SPACE 10 is Ikea’s not-so-secret secret food innovation lab, established to research and test modern sustainable food. Recently they posted about the type of food they envision the world will be eating in the future.
First up, a dogless hotdog. The filling is a whole glazed carrot, and it’s served with a beetroot & berry ketchup, mustard & tumeric cream, and herb salad. The bun is made from spirulina, a truly future food, a:
micro-algae that contains more beta carotene than carrots, more chlorophyll than wheatgrass, and 50 times more iron than spinach
Once there are hotdogs, there must be burgers. Theirs is called the bug burger.
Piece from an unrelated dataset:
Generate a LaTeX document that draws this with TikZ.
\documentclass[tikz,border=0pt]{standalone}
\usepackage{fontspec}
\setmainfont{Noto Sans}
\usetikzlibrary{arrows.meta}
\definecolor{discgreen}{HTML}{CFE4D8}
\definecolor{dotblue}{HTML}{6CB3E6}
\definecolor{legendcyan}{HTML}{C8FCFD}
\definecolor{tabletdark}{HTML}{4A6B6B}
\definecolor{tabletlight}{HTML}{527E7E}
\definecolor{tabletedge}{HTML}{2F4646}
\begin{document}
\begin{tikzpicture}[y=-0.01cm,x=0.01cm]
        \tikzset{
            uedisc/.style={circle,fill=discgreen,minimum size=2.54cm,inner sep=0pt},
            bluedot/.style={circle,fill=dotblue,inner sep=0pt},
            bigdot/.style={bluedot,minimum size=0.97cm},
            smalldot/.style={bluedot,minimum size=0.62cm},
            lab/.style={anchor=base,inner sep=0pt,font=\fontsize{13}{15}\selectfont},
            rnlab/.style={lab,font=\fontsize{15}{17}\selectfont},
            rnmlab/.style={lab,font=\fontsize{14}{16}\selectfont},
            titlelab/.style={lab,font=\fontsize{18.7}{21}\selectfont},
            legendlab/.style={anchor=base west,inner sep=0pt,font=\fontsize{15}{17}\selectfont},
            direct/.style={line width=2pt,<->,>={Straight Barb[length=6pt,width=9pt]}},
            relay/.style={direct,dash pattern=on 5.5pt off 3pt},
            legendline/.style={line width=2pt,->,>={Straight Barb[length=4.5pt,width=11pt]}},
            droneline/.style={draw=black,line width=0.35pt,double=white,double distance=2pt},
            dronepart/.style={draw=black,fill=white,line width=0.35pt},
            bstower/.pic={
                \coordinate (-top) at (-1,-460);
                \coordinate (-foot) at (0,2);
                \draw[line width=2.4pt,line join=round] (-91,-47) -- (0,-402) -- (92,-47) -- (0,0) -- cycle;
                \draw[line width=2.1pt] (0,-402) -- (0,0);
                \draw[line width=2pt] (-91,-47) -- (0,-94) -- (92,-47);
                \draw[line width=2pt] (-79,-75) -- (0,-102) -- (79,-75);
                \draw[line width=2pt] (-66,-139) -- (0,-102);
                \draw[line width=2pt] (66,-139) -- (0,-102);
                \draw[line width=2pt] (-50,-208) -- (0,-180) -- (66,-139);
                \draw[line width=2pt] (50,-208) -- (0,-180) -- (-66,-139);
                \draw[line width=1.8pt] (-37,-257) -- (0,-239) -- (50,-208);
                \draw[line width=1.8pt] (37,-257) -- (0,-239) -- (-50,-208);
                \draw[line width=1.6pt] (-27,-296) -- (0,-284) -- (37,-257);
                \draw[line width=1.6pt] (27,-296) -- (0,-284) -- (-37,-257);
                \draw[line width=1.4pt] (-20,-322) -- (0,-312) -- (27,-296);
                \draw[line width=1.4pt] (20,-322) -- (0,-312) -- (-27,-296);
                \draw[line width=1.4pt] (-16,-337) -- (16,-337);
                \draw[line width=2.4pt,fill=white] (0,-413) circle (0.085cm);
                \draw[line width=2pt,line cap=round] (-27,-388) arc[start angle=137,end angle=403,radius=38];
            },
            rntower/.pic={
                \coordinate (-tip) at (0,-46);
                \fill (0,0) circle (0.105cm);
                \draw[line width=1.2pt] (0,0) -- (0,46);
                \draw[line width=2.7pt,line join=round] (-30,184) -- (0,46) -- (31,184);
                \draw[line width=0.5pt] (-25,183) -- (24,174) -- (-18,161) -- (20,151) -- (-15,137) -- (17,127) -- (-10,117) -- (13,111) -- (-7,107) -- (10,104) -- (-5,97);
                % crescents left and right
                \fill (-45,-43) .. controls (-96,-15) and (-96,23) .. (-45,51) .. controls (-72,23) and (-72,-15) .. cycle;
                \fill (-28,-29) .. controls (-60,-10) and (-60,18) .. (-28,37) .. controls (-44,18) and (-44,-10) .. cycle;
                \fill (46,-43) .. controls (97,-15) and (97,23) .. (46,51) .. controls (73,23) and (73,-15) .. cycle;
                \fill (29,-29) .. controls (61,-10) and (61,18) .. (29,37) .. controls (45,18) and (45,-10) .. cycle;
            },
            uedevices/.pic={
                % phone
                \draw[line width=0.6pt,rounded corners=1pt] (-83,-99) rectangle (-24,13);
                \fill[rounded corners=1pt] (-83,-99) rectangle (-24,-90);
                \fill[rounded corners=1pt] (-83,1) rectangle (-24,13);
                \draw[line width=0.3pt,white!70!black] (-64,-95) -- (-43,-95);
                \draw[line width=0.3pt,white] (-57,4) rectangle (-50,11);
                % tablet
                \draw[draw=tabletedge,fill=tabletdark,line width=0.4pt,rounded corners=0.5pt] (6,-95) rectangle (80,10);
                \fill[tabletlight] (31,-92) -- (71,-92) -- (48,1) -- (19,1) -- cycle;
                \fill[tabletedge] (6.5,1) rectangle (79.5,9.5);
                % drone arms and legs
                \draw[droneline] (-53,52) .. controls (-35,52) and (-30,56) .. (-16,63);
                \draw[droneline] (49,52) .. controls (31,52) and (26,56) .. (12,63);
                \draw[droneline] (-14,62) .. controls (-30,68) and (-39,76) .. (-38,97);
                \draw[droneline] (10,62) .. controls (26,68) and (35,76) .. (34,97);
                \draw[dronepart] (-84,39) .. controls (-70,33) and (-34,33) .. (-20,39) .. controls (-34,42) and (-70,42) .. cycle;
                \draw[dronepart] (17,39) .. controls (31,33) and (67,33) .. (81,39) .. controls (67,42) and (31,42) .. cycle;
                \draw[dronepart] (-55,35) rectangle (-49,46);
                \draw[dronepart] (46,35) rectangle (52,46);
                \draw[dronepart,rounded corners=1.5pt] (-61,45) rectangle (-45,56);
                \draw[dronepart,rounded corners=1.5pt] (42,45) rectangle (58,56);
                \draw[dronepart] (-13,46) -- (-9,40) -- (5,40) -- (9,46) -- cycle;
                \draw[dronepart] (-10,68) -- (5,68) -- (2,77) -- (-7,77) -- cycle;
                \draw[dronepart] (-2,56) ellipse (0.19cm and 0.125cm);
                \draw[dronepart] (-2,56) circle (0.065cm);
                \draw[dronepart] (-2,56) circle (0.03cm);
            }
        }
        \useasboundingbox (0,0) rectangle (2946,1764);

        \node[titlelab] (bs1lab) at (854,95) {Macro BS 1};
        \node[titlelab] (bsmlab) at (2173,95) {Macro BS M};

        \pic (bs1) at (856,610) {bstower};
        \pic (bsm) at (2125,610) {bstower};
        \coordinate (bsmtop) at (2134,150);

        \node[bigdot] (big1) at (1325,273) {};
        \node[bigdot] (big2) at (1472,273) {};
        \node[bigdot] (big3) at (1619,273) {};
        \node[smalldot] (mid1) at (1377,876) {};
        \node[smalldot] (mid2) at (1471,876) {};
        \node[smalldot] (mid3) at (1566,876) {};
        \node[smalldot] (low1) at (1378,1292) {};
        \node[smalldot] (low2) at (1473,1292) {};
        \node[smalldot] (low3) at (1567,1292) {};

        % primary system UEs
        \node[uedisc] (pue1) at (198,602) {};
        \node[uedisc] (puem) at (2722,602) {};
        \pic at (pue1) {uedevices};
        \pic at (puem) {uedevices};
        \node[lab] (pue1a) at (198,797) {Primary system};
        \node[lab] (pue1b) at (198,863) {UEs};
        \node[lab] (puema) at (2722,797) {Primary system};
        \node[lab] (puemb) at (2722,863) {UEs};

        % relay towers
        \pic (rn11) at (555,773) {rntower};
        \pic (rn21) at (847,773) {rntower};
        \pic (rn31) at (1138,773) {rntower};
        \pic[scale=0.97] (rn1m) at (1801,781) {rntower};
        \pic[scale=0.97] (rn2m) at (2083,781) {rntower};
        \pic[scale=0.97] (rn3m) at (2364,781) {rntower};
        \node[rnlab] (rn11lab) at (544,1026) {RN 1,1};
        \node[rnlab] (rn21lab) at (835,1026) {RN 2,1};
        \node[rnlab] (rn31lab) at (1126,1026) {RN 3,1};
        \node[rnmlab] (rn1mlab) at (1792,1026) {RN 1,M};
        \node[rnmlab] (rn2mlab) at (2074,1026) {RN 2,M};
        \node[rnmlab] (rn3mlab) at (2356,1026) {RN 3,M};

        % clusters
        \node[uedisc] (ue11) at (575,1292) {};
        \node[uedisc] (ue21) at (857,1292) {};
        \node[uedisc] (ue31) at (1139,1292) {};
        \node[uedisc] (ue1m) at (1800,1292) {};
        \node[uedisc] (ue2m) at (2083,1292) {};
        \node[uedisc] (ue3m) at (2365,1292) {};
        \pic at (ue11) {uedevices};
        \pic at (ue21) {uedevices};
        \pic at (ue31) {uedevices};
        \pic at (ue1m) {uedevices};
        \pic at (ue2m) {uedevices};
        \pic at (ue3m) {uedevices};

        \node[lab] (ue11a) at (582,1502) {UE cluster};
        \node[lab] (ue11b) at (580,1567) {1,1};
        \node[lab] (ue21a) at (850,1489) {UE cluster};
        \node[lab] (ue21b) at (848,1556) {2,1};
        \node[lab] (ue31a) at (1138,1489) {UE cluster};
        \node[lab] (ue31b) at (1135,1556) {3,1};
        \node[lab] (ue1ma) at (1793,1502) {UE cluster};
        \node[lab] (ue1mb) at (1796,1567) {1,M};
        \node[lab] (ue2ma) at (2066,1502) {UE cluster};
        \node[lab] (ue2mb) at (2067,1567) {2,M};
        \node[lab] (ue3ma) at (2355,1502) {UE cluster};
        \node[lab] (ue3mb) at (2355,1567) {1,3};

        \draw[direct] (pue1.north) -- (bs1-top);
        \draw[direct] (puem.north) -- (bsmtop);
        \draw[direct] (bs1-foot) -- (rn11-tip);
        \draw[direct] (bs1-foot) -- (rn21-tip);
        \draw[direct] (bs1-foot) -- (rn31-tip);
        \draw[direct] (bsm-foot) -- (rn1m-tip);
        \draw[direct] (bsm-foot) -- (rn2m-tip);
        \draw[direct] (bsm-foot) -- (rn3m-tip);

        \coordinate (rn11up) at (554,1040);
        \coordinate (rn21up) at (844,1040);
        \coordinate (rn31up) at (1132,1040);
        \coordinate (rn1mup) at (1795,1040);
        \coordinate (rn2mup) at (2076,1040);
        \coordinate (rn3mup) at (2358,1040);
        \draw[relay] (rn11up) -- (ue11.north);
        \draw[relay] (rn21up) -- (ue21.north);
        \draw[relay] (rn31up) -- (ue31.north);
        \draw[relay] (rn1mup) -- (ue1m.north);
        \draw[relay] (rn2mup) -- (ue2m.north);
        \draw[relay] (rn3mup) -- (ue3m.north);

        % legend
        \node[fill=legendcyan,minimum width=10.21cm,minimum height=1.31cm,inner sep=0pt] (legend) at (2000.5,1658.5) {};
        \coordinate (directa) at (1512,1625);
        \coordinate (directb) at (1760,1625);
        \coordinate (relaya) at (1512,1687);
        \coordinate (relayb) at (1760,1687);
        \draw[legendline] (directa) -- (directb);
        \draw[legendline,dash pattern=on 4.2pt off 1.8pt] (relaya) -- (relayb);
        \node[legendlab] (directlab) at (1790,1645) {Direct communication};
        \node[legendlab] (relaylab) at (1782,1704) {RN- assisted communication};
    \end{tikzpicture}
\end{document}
The burger is made from beetroot, parsnip, potato and mealworm and is served with beetroot & blackcurrent ketchup, relish, and a hydroponic salad mix. Two words stood out for me–mealworm and hydroponic–both in a positive way. I’ve known for a long time that in 100, 200, 500 years we will not be eating chicken or beef as we know it now, and the future of humankind depends on a combination of: a) manufactured aka lab-grown meat; and b) insects. I don’t have a problem with this, and will happily try them. In fact, I’ve been waiting for edible insect to be more readily available. I don’t think I’m at the stage of putting an entire large bug in my mouth, but mealworms or in a minced form, that’s fine.
I also love the hydroponic developments in the past few years. When I’m back in London, I’m going to research grow up urban farm that has a huge hydroponic facility in Beckton, and cleverly also raises tilapia using the plant water.
Moving on from hotdogs and burgers, it’s time for the iconic Ikea meatballs. In recent years, they’ve gone vegetarian and vegan. The lab has come up with their latest version, the neatball. There are two kinds, one made with mealworms and the other with root vegetables. I wish they are available for sale and not just test kitchen products.
They suggest serving neatballs with mash, gravy and lingonberry sauce, of course. But for a balanced diet, replace the potatoes with salad made from microgreens grown hydroponically. Some of the greens they have been growing include red veined sorrel, tarragon, pea sprouts, pink stem radish, borage, red frill mustard and lemon balm. Intriguing.
The microgreens are also used to make ice cream. They use a small amount of sugar and add sweetness via apple juice and apples.
Food of the future isn’t scary at all.